Dominique du Toit
- Born: 19 May 1997 (age 29) Marondera, Zimbabwe
- Height: 1.67 m (5 ft 6 in)
- Weight: 56 kg (123 lb)

Rugby union career

National sevens team
- Years: Team / Comps
- 2016–24: Australia / 96
- Rugby league career

Playing information
Club
| Years | Team | Pld | T | G | FG | P |
| 2024– | Cronulla-Sutherland Sharks | 3 | 1 | 0 | 0 | 4 |
- As of 1 July 2026
- Medal record
Women's rugby sevens
Representing Australia
Rugby Sevens World Cup
| Gold medal – first place | 2022 Cape Town | Team competition |
Commonwealth Games
| Gold medal – first place | 2022 Birmingham | Team competition |
| Silver medal – second place | 2018 Gold Coast | Team competition |

= Dominique du Toit =

Australia international rugby union & league player

Dominique du Toit (born 19 May 1997) is an Australian rugby league player.
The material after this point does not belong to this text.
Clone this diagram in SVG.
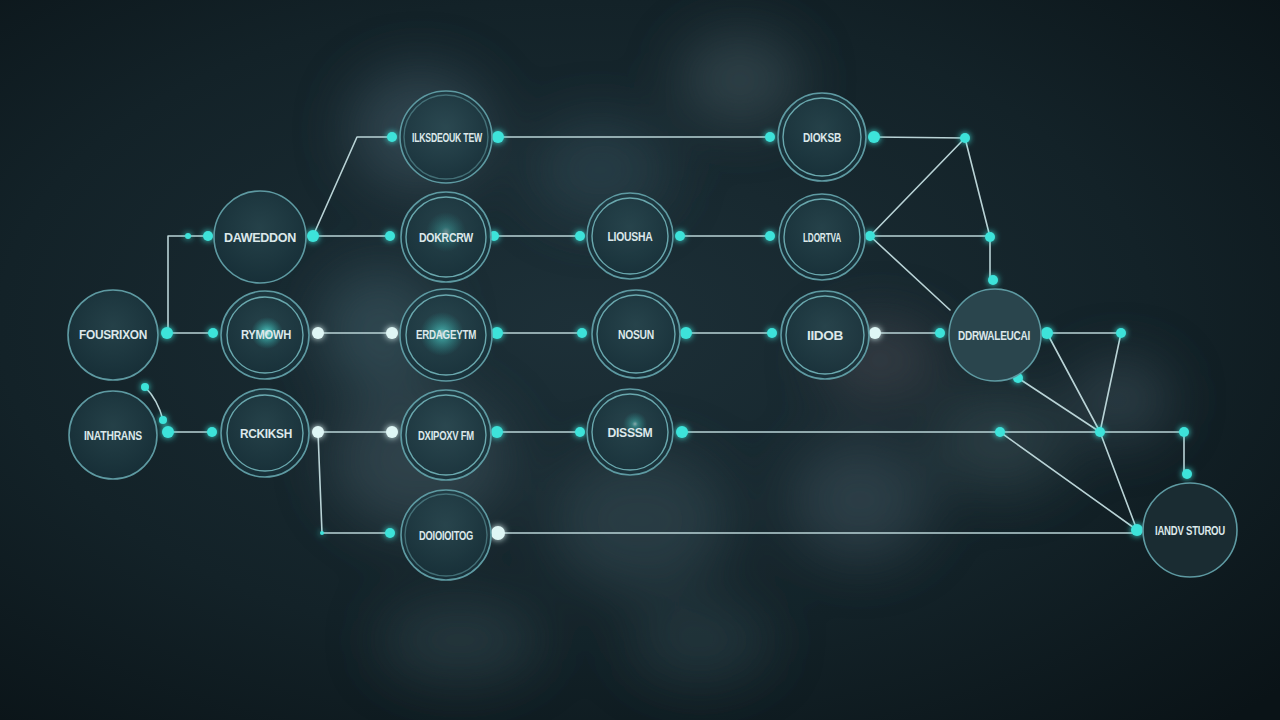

She previously represented Australia in rugby sevens. She joined the Cronulla-Sutherland Sharks during the 2024 NRLW season, making her debut in round 7 against the Sydney Roosters.

== Career ==

=== Rugby union ===
Du Toit was born in Maronderra, Zimbabwe. She has represented Australia at the 2014 Summer Youth Olympics and the Commonwealth Youth Games. She also competed at the 2015 Pacific Games in Papua New Guinea.
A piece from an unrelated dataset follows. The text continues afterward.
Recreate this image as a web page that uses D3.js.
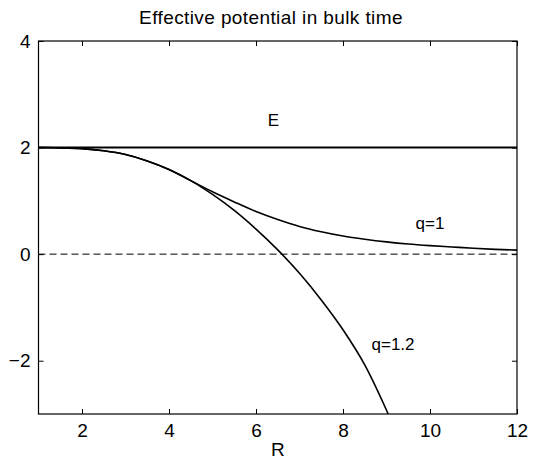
<!DOCTYPE html>
<html>
<head>
<meta charset="utf-8">
<script src="https://cdn.jsdelivr.net/npm/d3@7"></script>
<style>
  body { margin: 0; background: #fff; }
  text { font-family: "Liberation Sans", Arial, Helvetica, sans-serif; fill: #000; }
</style>
</head>
<body>
<div id="vis"></div>
<script>
const W = 540, H = 462;
const margin = { top: 41, right: 23, bottom: 48, left: 38.5 };
const width = W - margin.left - margin.right;
const height = H - margin.top - margin.bottom;

// data
const R = [1, 1.5, 2, 2.5, 3, 3.5, 4, 4.5, 5, 5.5, 6, 6.5, 7, 7.5, 8, 8.5, 9, 9.5, 10, 10.5, 11, 11.5, 12];
const V_q1 = [2.0, 1.995, 1.98, 1.94, 1.87, 1.75, 1.59, 1.38, 1.17, 0.98, 0.80, 0.65, 0.52, 0.42, 0.34, 0.28, 0.23, 0.19, 0.16, 0.135, 0.11, 0.09, 0.075];
const R_q12 = [1, 1.5, 2, 2.5, 3, 3.5, 4, 4.5, 5, 5.5, 6, 6.5, 7, 7.5, 8, 8.5, 9, 9.2];
const V_q12 = [2.0, 1.995, 1.98, 1.94, 1.87, 1.75, 1.59, 1.38, 1.12, 0.82, 0.47, 0.08, -0.36, -0.86, -1.42, -2.08, -2.93, -3.3];
const E = 2;
const xTicks = [2, 4, 6, 8, 10, 12];
const yTicks = [-2, 0, 2, 4];
const labels = [
  { text: "E", x: 6.4, y: 2.4 },
  { text: "q=1", x: 10.0, y: 0.48 },
  { text: "q=1.2", x: 9.15, y: -1.8 }
];

const svg = d3.select("#vis").append("svg")
  .attr("width", W).attr("height", H);
const g = svg.append("g").attr("transform", `translate(${margin.left},${margin.top})`);

const x = d3.scaleLinear().domain([1, 12]).range([0, width]);
const y = d3.scaleLinear().domain([-3, 4]).range([height, 0]);

svg.append("defs").append("clipPath").attr("id", "plot")
  .append("rect").attr("width", width).attr("height", height);

const plot = g.append("g").attr("clip-path", "url(#plot)");

// zero reference line
plot.append("line")
  .attr("x1", x(1)).attr("x2", x(12))
  .attr("y1", y(0)).attr("y2", y(0))
  .attr("stroke", "#000").attr("stroke-width", 1)
  .attr("stroke-dasharray", "7,4");

// energy line
plot.append("line")
  .attr("x1", x(1)).attr("x2", x(12))
  .attr("y1", y(E)).attr("y2", y(E))
  .attr("stroke", "#000").attr("stroke-width", 2);

const line = d3.line().curve(d3.curveMonotoneX);

plot.append("path")
  .attr("d", line(R.map((r, i) => [x(r), y(V_q1[i])])))
  .attr("fill", "none").attr("stroke", "#000").attr("stroke-width", 1.6);

plot.append("path")
  .attr("d", line(R_q12.map((r, i) => [x(r), y(V_q12[i])])))
  .attr("fill", "none").attr("stroke", "#000").attr("stroke-width", 1.6);

// box and axes, ticks inward like matlab
const tick = 5;
g.append("g").attr("transform", `translate(0,${height})`)
  .call(d3.axisBottom(x).tickValues(xTicks).tickSizeInner(-tick).tickSizeOuter(0).tickPadding(10))
  .call(a => a.select(".domain").remove());
g.append("g")
  .call(d3.axisTop(x).tickValues(xTicks).tickSizeInner(-tick).tickSizeOuter(0).tickFormat(""))
  .call(a => a.select(".domain").remove());
g.append("g")
  .call(d3.axisLeft(y).tickValues(yTicks).tickSizeInner(-tick).tickSizeOuter(0).tickPadding(8)
    .tickFormat(d => d < 0 ? "\u2212" + Math.abs(d) : d))
  .call(a => a.select(".domain").remove());
g.append("g").attr("transform", `translate(${width},0)`)
  .call(d3.axisRight(y).tickValues(yTicks).tickSizeInner(-tick).tickSizeOuter(0).tickFormat(""))
  .call(a => a.select(".domain").remove());

g.selectAll(".tick line").attr("stroke", "#000").attr("stroke-width", 1);
g.selectAll(".tick text").style("font-size", "19px").attr("fill", "#000");

g.append("rect")
  .attr("width", width).attr("height", height)
  .attr("fill", "none").attr("stroke", "#000").attr("stroke-width", 1.2);

// curve labels
g.selectAll(".lbl").data(labels).join("text")
  .attr("class", "lbl")
  .attr("x", d => x(d.x)).attr("y", d => y(d.y))
  .attr("text-anchor", "middle")
  .style("font-size", "17px")
  .text(d => d.text);

// titles
svg.append("text")
  .attr("x", 271).attr("y", 24)
  .attr("text-anchor", "middle")
  .style("font-size", "19px")
  .style("letter-spacing", "0.4px")
  .text("Effective potential in bulk time");

svg.append("text")
  .attr("x", margin.left + width / 2).attr("y", 456)
  .attr("text-anchor", "middle")
  .style("font-size", "19px")
  .text("R");
</script>
</body>
</html>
Du Toit made her debut for the Australian sevens team at the 2016 USA Women's Sevens in Atlanta. She was selected for the Australian squad for the 2016 Olympics as an injury reserve.

Du Toit was named in the Australia squad for the Rugby sevens at the 2020 Summer Olympics. The team came second in the pool round but then lost to Fiji 14–12 in the quarterfinals.
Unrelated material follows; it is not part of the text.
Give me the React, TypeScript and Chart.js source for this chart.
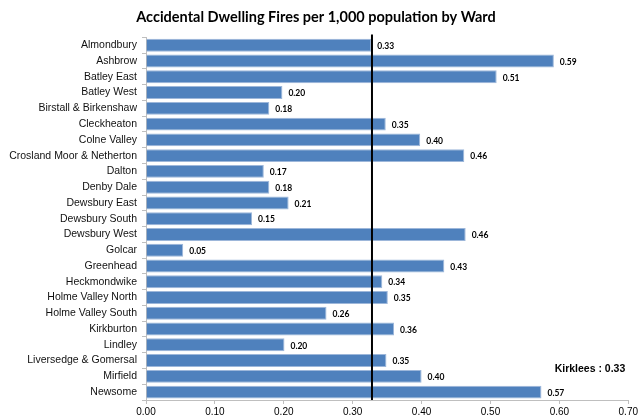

In 2022, Du Toit won a gold medal with the Australian sevens team at the 2022 Commonwealth Games in Birmingham. She was a member of the Australian team that won the 2022 Sevens Rugby World Cup held in Cape Town, South Africa in September 2022.

She was named in the Australian squad for the 2024 Summer Olympics in Paris.

=== Rugby league ===
Du Toit signed with the Cronulla-Sutherland Sharks for the 2024 NRLW season.

== Personal life ==
In 2016 she made a guest appearance as herself on the Australian television show Neighbours.